== Records
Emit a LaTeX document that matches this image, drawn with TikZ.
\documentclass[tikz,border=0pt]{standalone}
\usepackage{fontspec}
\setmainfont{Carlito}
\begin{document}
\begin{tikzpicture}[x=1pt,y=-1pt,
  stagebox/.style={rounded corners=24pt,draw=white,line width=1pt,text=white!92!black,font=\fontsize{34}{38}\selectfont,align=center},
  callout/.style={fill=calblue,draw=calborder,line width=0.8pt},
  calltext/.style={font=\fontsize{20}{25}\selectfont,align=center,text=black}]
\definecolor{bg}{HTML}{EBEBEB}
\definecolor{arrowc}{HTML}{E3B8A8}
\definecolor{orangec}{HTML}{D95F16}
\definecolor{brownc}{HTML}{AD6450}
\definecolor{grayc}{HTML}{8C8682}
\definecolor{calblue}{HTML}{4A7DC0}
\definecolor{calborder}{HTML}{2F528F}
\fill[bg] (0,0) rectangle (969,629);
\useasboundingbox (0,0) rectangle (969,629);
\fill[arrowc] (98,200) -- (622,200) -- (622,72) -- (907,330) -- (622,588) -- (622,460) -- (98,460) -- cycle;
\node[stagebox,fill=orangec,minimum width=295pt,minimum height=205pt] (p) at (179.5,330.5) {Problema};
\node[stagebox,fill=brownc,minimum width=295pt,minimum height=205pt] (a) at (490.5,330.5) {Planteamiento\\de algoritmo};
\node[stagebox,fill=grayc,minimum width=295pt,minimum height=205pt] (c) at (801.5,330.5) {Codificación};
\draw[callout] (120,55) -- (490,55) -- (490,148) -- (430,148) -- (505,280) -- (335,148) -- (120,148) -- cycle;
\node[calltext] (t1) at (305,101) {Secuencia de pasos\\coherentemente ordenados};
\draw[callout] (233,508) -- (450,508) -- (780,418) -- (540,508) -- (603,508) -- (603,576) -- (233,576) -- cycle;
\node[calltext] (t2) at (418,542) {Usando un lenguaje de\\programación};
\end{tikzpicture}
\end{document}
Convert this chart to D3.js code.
====
Once more, set down the full listing, verbatim.

• Answer to the task:
Emit a LaTeX document that matches this image, drawn with TikZ.
\documentclass[tikz,border=0pt]{standalone}
\usepackage{fontspec}
\setmainfont{Carlito}
\begin{document}
\begin{tikzpicture}[x=1pt,y=-1pt,
  stagebox/.style={rounded corners=24pt,draw=white,line width=1pt,text=white!92!black,font=\fontsize{34}{38}\selectfont,align=center},
  callout/.style={fill=calblue,draw=calborder,line width=0.8pt},
  calltext/.style={font=\fontsize{20}{25}\selectfont,align=center,text=black}]
\definecolor{bg}{HTML}{EBEBEB}
\definecolor{arrowc}{HTML}{E3B8A8}
\definecolor{orangec}{HTML}{D95F16}
\definecolor{brownc}{HTML}{AD6450}
\definecolor{grayc}{HTML}{8C8682}
\definecolor{calblue}{HTML}{4A7DC0}
\definecolor{calborder}{HTML}{2F528F}
\fill[bg] (0,0) rectangle (969,629);
\useasboundingbox (0,0) rectangle (969,629);
\fill[arrowc] (98,200) -- (622,200) -- (622,72) -- (907,330) -- (622,588) -- (622,460) -- (98,460) -- cycle;
\node[stagebox,fill=orangec,minimum width=295pt,minimum height=205pt] (p) at (179.5,330.5) {Problema};
\node[stagebox,fill=brownc,minimum width=295pt,minimum height=205pt] (a) at (490.5,330.5) {Planteamiento\\de algoritmo};
\node[stagebox,fill=grayc,minimum width=295pt,minimum height=205pt] (c) at (801.5,330.5) {Codificación};
\draw[callout] (120,55) -- (490,55) -- (490,148) -- (430,148) -- (505,280) -- (335,148) -- (120,148) -- cycle;
\node[calltext] (t1) at (305,101) {Secuencia de pasos\\coherentemente ordenados};
\draw[callout] (233,508) -- (450,508) -- (780,418) -- (540,508) -- (603,508) -- (603,576) -- (233,576) -- cycle;
\node[calltext] (t2) at (418,542) {Usando un lenguaje de\\programación};
\end{tikzpicture}
\end{document}
Convert this chart to D3.js code.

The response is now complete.